Someone wanted to know what kind of a success the US economy is supposed to be when 25% of the population are living below the poverty line.
Someone thought that technology is responsible for inequality, rather than capitalism and that "computers destroy low skilled manual jobs" thereby creating unemployment amongst what used to be called the working class, whilst at the same time, "they create high skilled high paid jobs". And so the poor get poorer and the rich get richer because of computers.
Someone pointed out that ICI pay for schooling and health care in many countries, and that they pay "25% higher than the local avereage".
Somebody else suggested that multinationals like Nike go to the third world to make a product and they can only successfully make that product if their workers are content and paid a decent living wage. "Nike" was an unfortunate choice because human rights abuses in Nike factories (or more accurately factories owned by sub-subcontractors of Nike) are very well documented, so unfortunately this person didn't know what he was talking about.
There was a speech from someone who found it "funny" that Amy Lewis thinks that free market capitalism reduces corruption, given that George W Bush is now president of his country.

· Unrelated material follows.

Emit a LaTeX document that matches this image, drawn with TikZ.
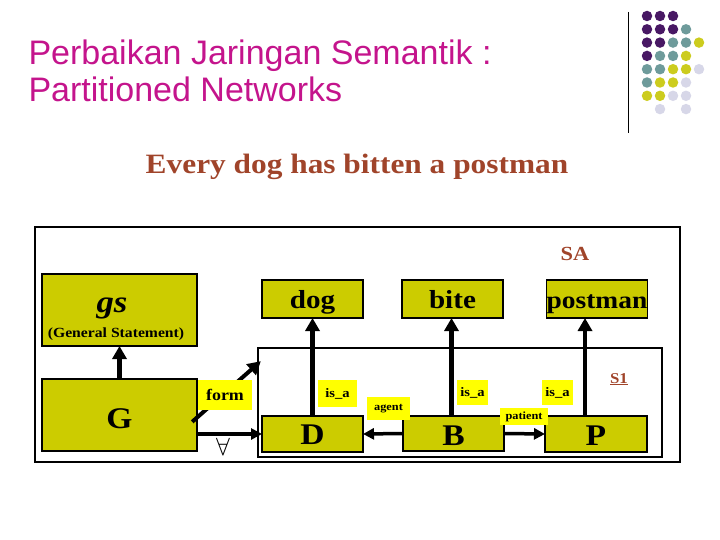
\documentclass[tikz,border=0pt]{standalone}
\usepackage{fontspec}
\setmainfont[FakeStretch=1.12]{Liberation Serif}
\newfontfamily\titlefont{Liberation Sans}
\usepackage{tikz}
\usetikzlibrary{arrows.meta,calc}
\definecolor{boxolive}{RGB}{204,204,0}
\definecolor{tagyellow}{RGB}{255,255,0}
\definecolor{titlemagenta}{RGB}{196,20,140}
\definecolor{subbrown}{RGB}{160,68,42}
\definecolor{dotP}{RGB}{72,24,100}
\definecolor{dotT}{RGB}{110,155,155}
\definecolor{dotY}{RGB}{204,204,30}
\definecolor{dotL}{RGB}{215,215,232}
\newcommand{\px}[1]{\fontsize{#1}{#1}\selectfont}
\tikzset{
	partitioned net/.style={x=1pt, y=-1pt, line join=miter},
	box/.style={draw, line width=1.6pt, fill=boxolive, inner sep=0pt, outer sep=0pt, font=\bfseries, text depth=0pt},
	tag/.style={fill=tagyellow, inner sep=0pt, font=\bfseries},
	space/.style={draw, inner sep=0pt, outer sep=0pt},
	isa/.style={line width=4.5pt, -{Triangle[length=13pt,width=14pt]}},
	rel/.style={line width=3.5pt, -{Triangle[length=11pt,width=11pt]}},
	dot/.style={circle, inner sep=0pt, minimum size=10.5pt},
	% hidden end points of the form arrow
	formend/.style={inner sep=0pt, minimum size=0pt}
}
\begin{document}
\begin{tikzpicture}[partitioned net]
  \useasboundingbox (0,0) rectangle (720,540);
  % heading
  \node[anchor=base west, text=titlemagenta, font=\titlefont\px{34}] (title1) at (25,65) {Perbaikan Jaringan Semantik :};
  \node[anchor=base west, text=titlemagenta, font=\titlefont\px{34}] (title2) at (25,102) {Partitioned Networks};
  \node[anchor=base, text=subbrown, font=\bfseries\px{28}] (sentence) at (357,174) {Every dog has bitten a postman};
  \draw[line width=1pt] (628,12) coordinate (barTop) -- (628,133) coordinate (barBot);
  \foreach \c/\r/\col in {0/0/dotP,1/0/dotP,2/0/dotP,
        0/1/dotP,1/1/dotP,2/1/dotP,3/1/dotT,
        0/2/dotP,1/2/dotP,2/2/dotT,3/2/dotT,4/2/dotY,
        0/3/dotP,1/3/dotT,2/3/dotT,3/3/dotY,
        0/4/dotT,1/4/dotT,2/4/dotY,3/4/dotY,4/4/dotL,
        0/5/dotT,1/5/dotY,2/5/dotY,3/5/dotL,
        0/6/dotY,1/6/dotY,2/6/dotL,3/6/dotL,
        1/7/dotL,3/7/dotL}
    \node[dot, fill=\col] (dot\c\r) at ({647+13*\c},{16+13.3*\r}) {};

  % spaces
  \node[space, line width=1.6pt, anchor=north west, minimum width=645pt, minimum height=235pt] (SA) at (35,227) {};
  \node[space, line width=1.1pt, anchor=north west, minimum width=404pt, minimum height=109pt] (S1) at (258,348) {};
  \node[anchor=base, text=subbrown, font=\bfseries\px{20}] (SAname) at (575,260) {SA};
  \node[anchor=base, text=subbrown, font=\bfseries\px{15}] (S1name) at (619,383) {\underline{S1}};

  % general statement
  \node[box, minimum width=155pt, minimum height=72pt] (gs) at (119.5,310) {};
  \node[anchor=base, font=\bfseries\itshape\px{31}] (gsname) at (112,312) {gs};
  \node[anchor=base, font=\bfseries\px{14}] (gsnote) at (116,337) {(General Statement)};
  \node[box, minimum width=155pt, minimum height=72pt, font=\bfseries\px{30}, text height=26pt] (G) at (119.5,415) {G};

  % concepts
  \node[box, minimum width=101pt, minimum height=38pt, font=\bfseries\px{26}, text height=18pt] (dog) at (312.5,299) {dog};
  \node[box, minimum width=101pt, minimum height=38pt, font=\bfseries\px{26}, text height=18pt] (bite) at (452.5,299) {bite};
  \node[box, minimum width=100pt, minimum height=38pt, font=\bfseries\px{24.5}, text height=18pt] (postman) at (597,299) {postman};
  \node[box, minimum width=101pt, minimum height=36pt, font=\bfseries\px{30}, text height=20pt] (D) at (312.5,434) {D};
  \node[box, minimum width=101pt, minimum height=35pt, font=\bfseries\px{30}, text height=23pt] (B) at (453.5,433.5) {B};
  \node[box, minimum width=102pt, minimum height=36pt, font=\bfseries\px{30}, text height=22pt] (P) at (596,434) {P};

  % links
  \draw[isa] (G.north) -- (G.north |- gs.south);
  \draw[isa] (D.north) -- (D.north |- dog.south);
  \draw[isa] ([xshift=-2pt]B.north) -- ([xshift=-2pt]B.north |- bite.south);
  \draw[isa] ([xshift=-11pt]P.north) -- ([xshift=-11pt]P.north |- postman.south);
  \draw[rel] (G.east |- D.west) -- (D.west);
  \draw[rel] (B.west) -- (D.east);
  \draw[rel] (B.east) -- (P.west);
  \node[formend] (formtail) at (192,422) {};
  \node[formend] (formhead) at (261,361) {};
  \draw[isa, line width=4pt] (formtail) -- (formhead);

  % link labels
  \node[tag, minimum width=54pt, minimum height=30pt, font=\bfseries\px{16}] (form) at (225,395) {form};
  \node[tag, minimum width=39pt, minimum height=27pt, font=\bfseries\px{13}] (isa1) at (337.5,393.5) {is\_a};
  \node[tag, minimum width=31pt, minimum height=25pt, font=\bfseries\px{13}] (isa2) at (472.5,392.5) {is\_a};
  \node[tag, minimum width=31pt, minimum height=25pt, font=\bfseries\px{13}] (isa3) at (557.5,392.5) {is\_a};
  \node[tag, minimum width=43pt, minimum height=23pt, font=\bfseries\px{11}] (agent) at (388.5,408.5) {agent};
  \node[tag, minimum width=48pt, minimum height=17pt, font=\bfseries\px{11}] (patient) at (524,416.5) {patient};
  \node[font=\px{26}] (forall) at (223,447) {$\forall$};
\end{tikzpicture}
\end{document}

The final speech from the proposition was from Caleb Ward of Corpus Christi College, who repeated that growth had declined all over the world since the move circa 1980 towards a free market model. Ward also asked that if a truly free market could deliver the goods then why do the rich western nations maintain such a strangle hold on the World Trade Organisation? Officially the WTO operates on a 'one country one vote' system, but in practice decisions are reached by consensus and that consensus is largely dictated by the influential rich western nations. If developing countries don't like the consensus that is offered to them as a fait accompli then they are often threatened - for example that they will have their aid removed if they don't comply. Also, the rich nations have dozens of negotiators (the USA was going to deploy 200 in Qatar but reduced it to 50 for security reasons) while the poorer nations have very few and many can't even afford an office in Geneva, so it's pretty clear who has the most bargaining power. Ward told us that Mike Moore, the top man at the WTO, only got the job because of American pressure not to allow the appointment to go to a vote - because the US could not allow a Thai to head the WTO for then Thai interests might be represented, to the cost of American corporations and so the US would "lose its grip on the so called free market".
The debate was concluded by Peter Bottomley. But he really did just talk bollox - in fact he barely addressed the motion at all. And that's not just being flippant either. Traditionally one of the main let downs of the Union Society (apart from the fact that the big name speakers never turn up) is the abundance of speakers who prefer rhetoric to substance. Mr Bottomley was a prime example of this phenomenon.
It was an interesting debate. Perhaps surprisingly, the proposition won the day, by a margin of 91 Ayes to 61 Noes. Maybe this goes to show that when the movement against neoliberalism has the opportunity to put its case to the public, people get to see that the arguments are quite convincing, and that this movement is not merely just a - in the dismissive words of our Prime Minister - "a travelling anarchist circus".